Now Boarding: Better Business Trips
05/
07/
2002
by Lisa Waddle
The word is enough to send you down the road to misery: travel. The delays, lines, traffic--we all know the litany of hassles inherent in the shortest plane, train or automobile trip.
But if that's all you see, you're cheating your business's bottom line--and yourself.
Instead of an ordeal, look at travel as an opportunity. Not just for new business, which most company-related trips are, but for personal growth.
Every time you leave your office and daily routine you have the opportunity for a new perspective on your company. Visiting another city offers the chance to observe other Main Street businesses and note what works and what doesn't. Even if you don't run a retail store, the customer service or employee professionalism you encounter in a card shop could add polish to your insurance agency.
Travel is also the chance for even a workaholic to have a mini vacation. Any small business owner who doesn't explore even some small part of a city you are visiting is just silly. You don't have to take the grand tour, but if you go from the airport to the rental car to your hotel room to your meeting with your head down, all pistons pumping all the time, you're on the highway to burnout.

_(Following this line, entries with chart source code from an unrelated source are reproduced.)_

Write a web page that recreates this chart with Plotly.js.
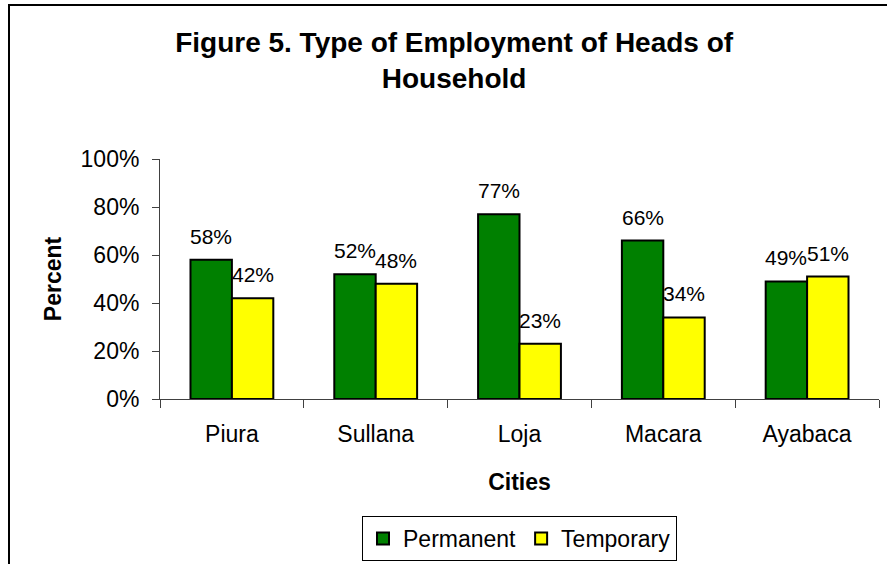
<!DOCTYPE html>
<html>
<head>
<meta charset="utf-8">
<script src="https://cdn.plot.ly/plotly-3.0.1.min.js"></script>
<style>
  html, body { margin: 0; padding: 0; background: #ffffff; }
  #chart { width: 887px; height: 564px; }
</style>
</head>
<body>
<div id="chart"></div>
<script>
const cities = ["Piura", "Sullana", "Loja", "Macara", "Ayabaca"];
const permanent = [0.58, 0.52, 0.77, 0.66, 0.49];
const temporary = [0.42, 0.48, 0.23, 0.34, 0.51];
const seriesNames = ["Permanent", "Temporary"];
const yTicks = [0, 0.2, 0.4, 0.6, 0.8, 1.0];

const FONT = "Liberation Sans, Arial, sans-serif";
const BAR_SHIFT = 20.7;

const traces = [
  {
    type: "bar", name: seriesNames[0], x: cities, y: permanent,
    marker: { color: "#008000", line: { color: "#000000", width: 2 } },
    hoverinfo: "skip"
  },
  {
    type: "bar", name: seriesNames[1], x: cities, y: temporary,
    marker: { color: "#FFFF00", line: { color: "#000000", width: 2 } },
    hoverinfo: "skip"
  }
];

const annotations = [];
[permanent, temporary].forEach((vals, si) => {
  vals.forEach((v, i) => {
    annotations.push({
      x: cities[i], y: v, xref: "x", yref: "y",
      text: Math.round(v * 100) + "%",
      showarrow: false, xanchor: "center", yanchor: "bottom",
      xshift: si === 0 ? -BAR_SHIFT : BAR_SHIFT, yshift: 10,
      font: { family: FONT, size: 21, color: "#000000" }
    });
  });
});

const layout = {
  width: 887, height: 564,
  margin: { l: 160, r: 8, t: 159, b: 165, autoexpand: false },
  paper_bgcolor: "#ffffff", plot_bgcolor: "#ffffff",
  title: {
    text: "<b>Figure 5. Type of Employment of Heads of<br>Household</b>",
    font: { family: FONT, size: 28, color: "#000000" },
    x: 0.512, xref: "container", xanchor: "center",
    y: 1 - 52 / 564, yref: "container", yanchor: "top"
  },
  barmode: "group", bargap: 0.424, bargroupgap: 0,
  showlegend: true,
  legend: {
    orientation: "h", x: 0.5, xanchor: "center", y: -(561 - 399) / 240, yanchor: "bottom",
    bordercolor: "#000000", borderwidth: 1,
    font: { family: FONT, size: 23, color: "#000000" },
    itemclick: false, itemdoubleclick: false
  },
  xaxis: {
    type: "category", range: [-0.5, 4.5], automargin: false,
    showline: true, linecolor: "#404040", linewidth: 1,
    ticks: "outside", tickson: "boundaries", ticklen: 8, tickcolor: "#404040",
    ticklabelstandoff: 14,
    tickfont: { family: FONT, size: 23, color: "#000000" },
    showgrid: false, zeroline: false,
    title: { text: "<b>Cities</b>", font: { family: FONT, size: 23, color: "#000000" }, standoff: 28 }
  },
  yaxis: {
    range: [0, 1], tickvals: yTicks, tickformat: ".0%", automargin: false,
    showline: true, linecolor: "#404040", linewidth: 1,
    ticks: "outside", ticklen: 7, tickcolor: "#404040",
    ticklabelstandoff: 8,
    tickfont: { family: FONT, size: 23, color: "#000000" },
    showgrid: false, zeroline: false,
    title: { text: "<b>Percent</b>", font: { family: FONT, size: 23, color: "#000000" }, standoff: 12 }
  },
  annotations: annotations,
  shapes: [
    {
      type: "rect", xref: "paper", yref: "paper",
      x0: (9 - 160) / 719, x1: (905 - 160) / 719,
      y0: -(600 - 399) / 240, y1: (399 - 5) / 240,
      line: { color: "#000000", width: 2 }, fillcolor: "rgba(0,0,0,0)", layer: "below"
    }
  ]
};

Plotly.newPlot("chart", traces, layout, { staticPlot: true, displayModeBar: false });
</script>
</body>
</html>
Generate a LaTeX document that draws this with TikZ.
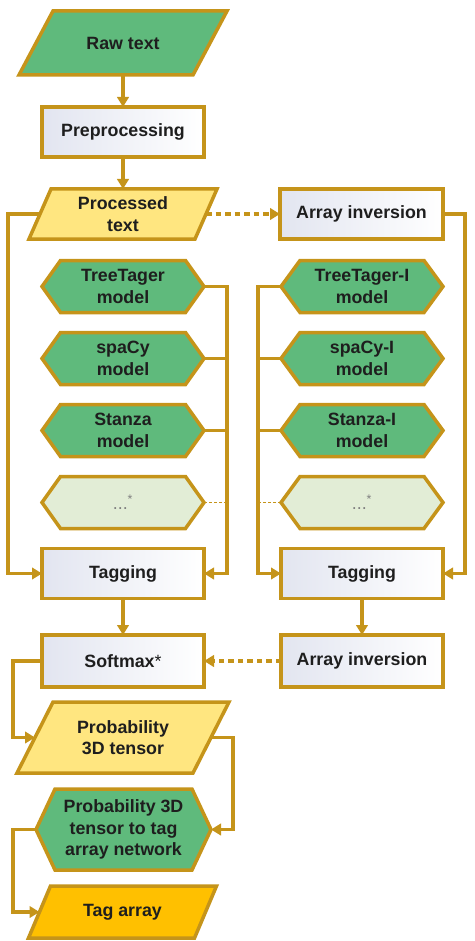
\documentclass[tikz,border=0pt]{standalone}
\usepackage{fontspec}
\setmainfont{Liberation Sans}
\usetikzlibrary{arrows.meta,calc}
\definecolor{bord}{RGB}{197,148,26}
\definecolor{grn}{RGB}{95,186,124}
\definecolor{ylw}{RGB}{255,230,128}
\definecolor{org}{RGB}{255,192,0}
\definecolor{lgrn}{RGB}{226,237,214}
\definecolor{rgray}{RGB}{226,229,240}
\definecolor{txtc}{RGB}{30,30,30}
\tikzset{
  border/.style={draw=bord, line width=3.5pt, line join=miter},
  txt/.style={align=center, inner sep=0pt, outer sep=0pt, text=txtc,
    font=\bfseries\fontsize{17.8}{21.7}\selectfont},
  rbox/.style={txt, border, left color=rgray, right color=white,
    minimum width=162pt, minimum height=50pt},
  conn/.style={draw=bord, line width=3.1pt},
  arr/.style={conn, -{Triangle[length=10pt,width=11.5pt]}},
  darr/.style={arr, dash pattern=on 5.5pt off 4pt},
  dotl/.style={draw=bord, line width=1.4pt, dash pattern=on 3pt off 2pt}
}
% name cx cy halfwidth halfheight slant fill text
\newcommand\paraShape[8]{%
  \draw[border, fill=#7] ({#2-#4+#6/2},{#3-#5}) -- ({#2+#4+#6/2},{#3-#5})
    -- ({#2+#4-#6/2},{#3+#5}) -- ({#2-#4-#6/2},{#3+#5}) -- cycle;
  \node[txt] (#1) at (#2,#3) {#8};
  \coordinate (#1-l) at ({#2-#4},#3);
  \coordinate (#1-r) at ({#2+#4},#3);
}
% name cx cy halfwidth halfheight tipdx fill text
\newcommand\hexShape[8]{%
  \draw[border, fill=#7] ({#2-#4},#3) -- ({#2-#4+#6},{#3-#5}) -- ({#2+#4-#6},{#3-#5})
    -- ({#2+#4},#3) -- ({#2+#4-#6},{#3+#5}) -- ({#2-#4+#6},{#3+#5}) -- cycle;
  \node[txt] (#1) at (#2,#3) {#8};
  \coordinate (#1-l) at ({#2-#4},#3);
  \coordinate (#1-r) at ({#2+#4},#3);
}
\begin{document}
\begin{tikzpicture}[x=1pt, y=-1pt]
\useasboundingbox (0,0) rectangle (474,941);
% shapes
\paraShape{raw}{123}{43}{87}{32}{34}{grn}{Raw text}
\node[rbox] (pre) at (123,132) {Preprocessing};
\paraShape{proc}{123}{214}{83}{25}{22}{ylw}{Processed\\text}
\node[rbox, minimum width=163pt] (inv1) at (361.5,214) {Array inversion};

\hexShape{tt}{123}{286.5}{81}{26}{18.5}{grn}{TreeTager\\model}
\hexShape{sp}{123}{358.5}{81}{26}{18.5}{grn}{spaCy\\model}
\hexShape{st}{123}{430.5}{81}{26}{18.5}{grn}{Stanza\\model}
\hexShape{dl}{123}{502.5}{81}{26}{18.5}{lgrn}{\mdseries\color{gray}...\textsuperscript{*}}
\hexShape{tti}{362}{286.5}{81}{26}{19}{grn}{TreeTager-I\\model}
\hexShape{spi}{362}{358.5}{81}{26}{19}{grn}{spaCy-I\\model}
\hexShape{sti}{362}{430.5}{81}{26}{19}{grn}{Stanza-I\\model}
\hexShape{dr}{362}{502.5}{81}{26}{19}{lgrn}{\mdseries\color{gray}...\textsuperscript{*}}

\node[rbox] (tagl) at (123,573.5) {Tagging};
\node[rbox] (tagr) at (362,573.5) {Tagging};
\node[rbox, minimum height=52pt] (soft) at (123,661) {Softmax\mdseries*};
\node[rbox, minimum height=52pt] (inv2) at (362,661) {Array inversion};

\paraShape{prob}{123}{737.5}{88}{35.5}{36}{ylw}{Probability\\3D tensor}
\hexShape{net}{123.5}{829.5}{87.5}{40.5}{19}{grn}{Probability 3D\\tensor to tag\\array network}
\paraShape{tag}{122.5}{912}{83}{26}{22}{org}{Tag array}

% connectors
\draw[arr] (raw.south |- 0,75) -- (pre.north);
\draw[arr] (pre.south) -- (proc.south |- 0,189);
\draw[darr] (proc-r) -- (inv1.west);
\draw[arr] (proc-l) -- (8,214) -- (8,573.5) -- (tagl.west);
\draw[arr] (inv1.east) -- (465,214) -- (465,573.5) -- (tagr.east);

\draw[conn] (sp-r) -- (227,358.5);
\draw[conn] (st-r) -- (227,430.5);
\draw[dotl] (dl-r) -- (227,502.5);
\draw[arr] (tt-r) -- (227,286.5) -- (227,573.5) -- (tagl.east);

\draw[conn] (spi-l) -- (258,358.5);
\draw[conn] (sti-l) -- (258,430.5);
\draw[dotl] (dr-l) -- (258,502.5);
\draw[arr] (tti-l) -- (258,286.5) -- (258,573.5) -- (tagr.west);

\draw[arr] (tagl.south) -- (soft.north);
\draw[arr] (tagr.south) -- (inv2.north);
\draw[darr] (inv2.west) -- (soft.east);

\draw[arr] (soft.west) -- (13,661) -- (13,737.5) -- (prob-l);
\draw[arr] (prob-r) -- (233,737.5) -- (233,829.5) -- (net-r);
\draw[arr] (net-l) -- (13,829.5) -- (13,912) -- (tag-l);
\end{tikzpicture}
\end{document}
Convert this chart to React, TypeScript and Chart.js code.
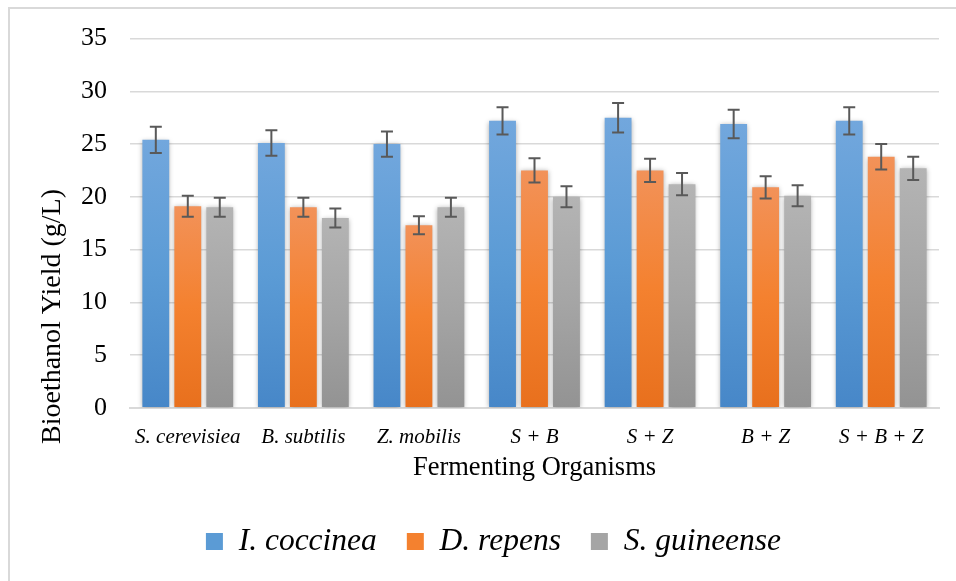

Which brings me to my favorite part of business travel--and the part I resist the most: the required downtime. While traveling, we're often a slave to someone else's schedule (the airlines', the clients', etc.). And even if you are the monarch of multitasking, you'll find times when you can't make a cell phone call or check your e-mail or catch up on work-related reading.
That's the time to breathe. To flip through a guilty pleasure fluff magazine. To sit and think. I find that imposed "be still" time is when the best ideas percolate to the surface.
So keep a notebook handy and don't feel guilty about not working every minute you're on a trip. Rest away from work is a way to recharge physically and mentally, and another way of being more holistic in our lives.